In the inscription on his monument in Stephen’s Green, Tom Kettle is said to have died at “Guinchy” in northern France. But the place in question is “Ginchy” (pronounced with a soft “G”) on maps and roadsigns. So is this a typo, as a number of eagled-eyed readers suggest?
I’m not sure. If it is a misspelling, it’s common enough in archives to suggest there were local variants of the name once. Or maybe it just arose from confusion with another town in that theatre of war – Cuinchy – where Irish regiments also fought. If so, that’s not a mistake you would want to make in a walking tour of battlefields. Ginchy and Cuinchy are 70km apart.
The Kettle monument was itself a bit of a battlefield, in the 1950s and 1960s. And although belligerents included the Literary and Historical Society of nearby UCD, it wasn’t spelling that upset them. The question was whether Kettle should be commemorated as a hero, with opinion splitting on the usual lines, between young Fine Gaelers (pro) and young Fianna Fáilers (anti).
The pro-side laid wreaths every year, anyway. But in January 1960, Kettle’s bust was removed from its pedestal one night by persons unknown. It was missing for 48 hours before a passer-by noticed it at the bottom of the Green’s lake, from where it was retrieved.
FFers aside, suspects might have included the university weight-lifting club, because the bronze was estimated at “six stone” (38kg). In any case, unlike the infamous “Tomb of the Unknown Gurrier”, which had been consigned to the Liffey by students from the other university, the bust was reinstated and is still in place.
Among those who gathered there for Kettle’s centenary last week was Minister for Foreign Affairs Charlie Flanagan, a UCD graduate who recalled that in his student days, the monument was a popular rendezvous spot, a southside Clery’s clock.
Like the L&H wreath-laying, that must have ended when UCD was banished from Earlsfort Terrace to the outer darkness of Belfield. In the interim, having survived the 1960 refurbishment, the monument’s “Guinchy” is probably indelible now. If the spelling is wrong, maybe we should just think of it as a memorial within the memorial, the redundant “U” standing for “university”, now sadly departed.
Mix-up
Speaking of rogue “U”s, I saw another one causing havoc of late on the website irishphilosophy.com. The subject was philosopher-theologian John Duns, better known as Duns Scotus, about whom the site made the startling claim that he had been “beautified” in 1993. It that were true, it would have been quite a job. As of 2016, Duns Scotus is 750 years dead. On closer inspection, however, his alleged beautician turned out to be the late Pope John Paul II. So it looks as if another mischievous “U” was responsible for the mix-up.
A more common confusion involving Duns Scotus is his nominative overlap with a philosopher of earlier vintage, John Scotus Eriugena, the man who used to adorn the £5 note.
In Latin, “Scotus” meant “Irish” or “Gaelic”. Thus, John Scotus Eriugena translated, effectively, as “John, the Irishman born in Ireland”, presumably to differentiate him from the many Irishmen (then as now) born in other countries, and subject to reclamation when they prove good at something, such as football.

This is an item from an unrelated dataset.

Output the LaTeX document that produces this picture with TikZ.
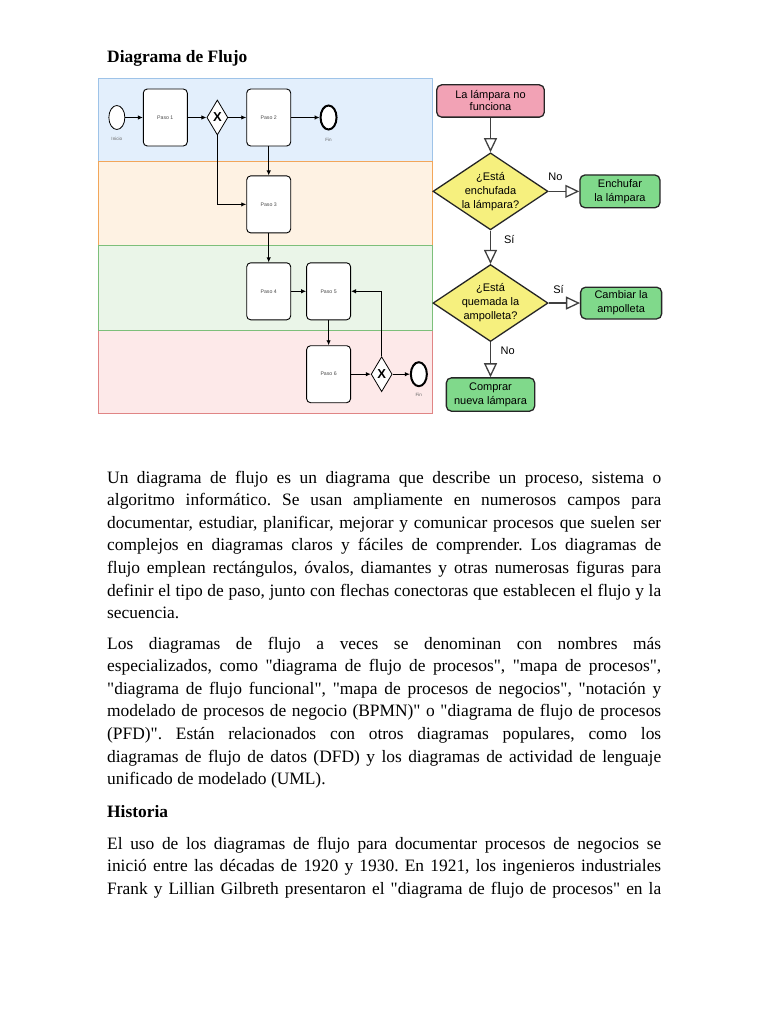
\documentclass[tikz,border=0pt]{standalone}
\usepackage{fontspec}
\setmainfont{Liberation Serif}
\setsansfont{Liberation Sans}
\usetikzlibrary{positioning,arrows.meta,shapes.geometric}

\definecolor{laneblue}{HTML}{9EC3E8}
\definecolor{laneorange}{HTML}{F2A65A}
\definecolor{lanegreen}{HTML}{7DBF7A}
\definecolor{lanered}{HTML}{E08585}
\definecolor{lanebluefill}{HTML}{E3EFFC}
\definecolor{laneorangefill}{HTML}{FEF2E3}
\definecolor{lanegreenfill}{HTML}{EAF5E8}
\definecolor{laneredfill}{HTML}{FDE9E9}
\definecolor{flowpink}{HTML}{F2A2B5}
\definecolor{flowyellow}{HTML}{F6F07E}
\definecolor{flowgreen}{HTML}{80D98B}

\newcommand{\qd}{\textquotedbl}
\tolerance=10000
\hyphenpenalty=10000
\frenchspacing

\begin{document}
\begin{tikzpicture}[
  x=1pt, y=-1pt,
  lane/.style={line width=0.9pt},
  paso/.style={draw, rounded corners=4pt, fill=white, minimum width=44pt, minimum height=57pt, inner sep=0pt, line width=0.9pt, text=black!70, font=\sffamily\fontsize{5.2}{6}\selectfont},
  evento/.style={draw, ellipse, fill=white, minimum width=16pt, minimum height=24pt, inner sep=0pt, line width=0.8pt},
  final/.style={evento, line width=2pt},
  puerta/.style={draw, diamond, fill=white, minimum width=21pt, minimum height=35pt, inner sep=0pt, line width=0.8pt, font=\sffamily\bfseries\fontsize{13}{13}\selectfont},
  lbl/.style={inner sep=0pt, text=black!60, font=\sffamily\fontsize{4.6}{5}\selectfont},
  arr/.style={-{Latex[length=5pt,width=4.5pt]}, line width=0.9pt},
  caja/.style={draw=black!85, rounded corners=5pt, line width=1.3pt, align=center, inner sep=0pt, font=\sffamily\fontsize{11}{14}\selectfont},
  pregunta/.style={draw=black!85, diamond, aspect=1.5, fill=flowyellow, line width=1.3pt, minimum width=114pt, minimum height=77pt, inner sep=0pt, align=center, font=\sffamily\fontsize{11}{14}\selectfont},
  flecha/.style={-{Triangle[open,length=14pt,width=13pt]}, line width=1.3pt, draw=black!75},
  rama/.style={inner sep=1pt, font=\sffamily\fontsize{11}{13}\selectfont},
  parrafo/.style={anchor=base west, inner sep=0pt, text width=554pt, align=justify, font=\fontsize{17.4}{22.6}\selectfont},
]
\useasboundingbox[fill=white] (0,0) rectangle (768,1024);

\node[anchor=base west, inner sep=0pt, font=\bfseries\fontsize{17.4}{22.6}\selectfont] (titulo) at (107,63) {Diagrama de Flujo};

\draw[lane, draw=lanered, fill=laneredfill] (98,330) rectangle (432,413);
\draw[lane, draw=laneblue, fill=lanebluefill] (98,78) rectangle (432,161);
\draw[lane, draw=laneorange, fill=laneorangefill] (98,161) rectangle (432,245);
\draw[lane, draw=lanegreen, fill=lanegreenfill] (98,245) rectangle (432,330);

\node[paso] (p1) at (165.3,117.5) {Paso 1};
\node[evento, left=17.6pt of p1, label={[lbl, yshift=-7pt]below:Inicio}] (ini) {};
\node[puerta, right=18.7pt of p1] (g1) {X};
\node[paso, right=18pt of g1] (p2) {Paso 2};
\node[final, right=28.4pt of p2, label={[lbl, yshift=-7pt]below:Fin}] (fin1) {};
\node[paso, below=29pt of p2] (p3) {Paso 3};
\node[paso, below=29pt of p3] (p4) {Paso 4};
\node[paso, right=15pt of p4] (p5) {Paso 5};
\node[paso, below=25pt of p5] (p6) {Paso 6};
\node[puerta, right=19.7pt of p6] (g2) {X};
\node[final, right=17.3pt of g2, label={[lbl, yshift=-6pt]below:Fin}] (fin2) {};

\draw[arr] (ini) -- (p1);
\draw[arr] (p1) -- (g1);
\draw[arr] (g1) -- (p2);
\draw[arr] (p2) -- (fin1);
\draw[arr] (p2) -- (p3);
\draw[arr] (g1.south) |- (p3.west);
\draw[arr] (p3) -- (p4);
\draw[arr] (p4) -- (p5);
\draw[arr] (p5) -- (p6);
\draw[arr] (p6) -- (g2);
\draw[arr] (g2) -- (fin2);
\draw[arr] (g2.north) |- (p5.east);

\node[caja, fill=flowpink, minimum width=107.6pt, minimum height=32.3pt, font=\sffamily\fontsize{11}{12}\selectfont] (lampara) at (490.5,101) {La lámpara no\\funciona};
\node[pregunta, below=34.4pt of lampara] (enchufada) {¿Está\\enchufada\\la lámpara?};
\node[caja, fill=flowgreen, minimum width=80pt, minimum height=32.7pt, right=30.6pt of enchufada] (enchufar) {Enchufar\\la lámpara};
\node[pregunta, below=33.4pt of enchufada] (quemada) {¿Está\\quemada la\\ampolleta?};
\node[caja, fill=flowgreen, minimum width=81pt, minimum height=31.7pt, right=31.3pt of quemada] (cambiar) {Cambiar la\\ampolleta};
\node[caja, fill=flowgreen, minimum width=88.3pt, minimum height=33.3pt, below=35pt of quemada] (comprar) {Comprar\\nueva lámpara};

\draw[flecha] (lampara) -- (enchufada);
\draw[flecha] (enchufada) -- node[rama, at start, anchor=south west, xshift=-2pt, yshift=9pt] {No} (enchufar);
\draw[flecha] (enchufada) -- node[rama, at start, anchor=north west, xshift=12pt, yshift=-3pt] {Sí} (quemada);
\draw[flecha] (quemada) -- node[rama, at start, anchor=south west, xshift=3pt, yshift=8pt] {Sí} (cambiar);
\draw[flecha] (quemada) -- node[rama, at start, anchor=north west, xshift=8.5pt, yshift=-3pt] {No} (comprar);

\node[parrafo] (parrafo1) at (107,483) {Un diagrama de flujo es un diagrama que describe un proceso, sistema o\linebreak
algoritmo informático. Se usan ampliamente en numerosos campos para\linebreak
documentar, estudiar, planificar, mejorar y comunicar procesos que suelen ser\linebreak
complejos en diagramas claros y fáciles de comprender. Los diagramas de\linebreak
flujo emplean rectángulos, óvalos, diamantes y otras numerosas figuras para\linebreak
definir el tipo de paso, junto con flechas conectoras que establecen el flujo y la\linebreak
secuencia.};

\node[parrafo] (parrafo2) at (107,649) {Los diagramas de flujo a veces se denominan con nombres más\linebreak
especializados, como \qd diagrama de flujo de procesos\qd, \qd mapa de procesos\qd,\linebreak
\qd diagrama de flujo funcional\qd, \qd mapa de procesos de negocios\qd, \qd notación y\linebreak
modelado de procesos de negocio (BPMN)\qd{} o \qd diagrama de flujo de procesos\linebreak
(PFD)\qd. Están relacionados con otros diagramas populares, como los\linebreak
diagramas de flujo de datos (DFD) y los diagramas de actividad de lenguaje\linebreak
unificado de modelado (UML).};

\node[anchor=base west, inner sep=0pt, font=\bfseries\fontsize{17.4}{22.6}\selectfont] (historia) at (107,817) {Historia};

\node[parrafo] (parrafo3) at (107,849) {El uso de los diagramas de flujo para documentar procesos de negocios se\linebreak
inició entre las décadas de 1920 y 1930. En 1921, los ingenieros industriales\linebreak
Frank y Lillian Gilbreth presentaron el \qd diagrama de flujo de procesos\qd{} en la\linebreak};
\end{tikzpicture}
\end{document}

Duns Scotus is today generally considered a Scottish Scot. But as irishphilosophy.com explains, at least one Scots writer of former centuries claimed many Irish saints for his country, while an Irish scholar retaliated by arguing that all those designated “Scotus” were ours. Even today, there is an argument that Duns Scotus was born in Downpatrick. That would make him an An Dún Scotus.
‘Nasty, brutish, and short’
While I’m at it, I should mention another philosopher, the English Thomas Hobbes, whose most famous work warned that, if left unregulated, man’s life would be “nasty, brutish, and short”. This was the subject of a witty exchange of letters in the
Guardian
recently.
One correspondent recalled a poster from the rowing club at her university, which read: “Nasty? Brutish? Short? Ever thought of coxing?” Another’s letter centred on an aural typo – if there is such a thing – which also involved a rogue “U”.
I don’t mean Uganda, although that was indeed the scene of the joke. The writer had worked at a university there in the 1960s. And he recalled a local colleague telling him that, in political science lectures, the natives had always understood Hobbes’s warning to be of a life that was “nasty, British and short”.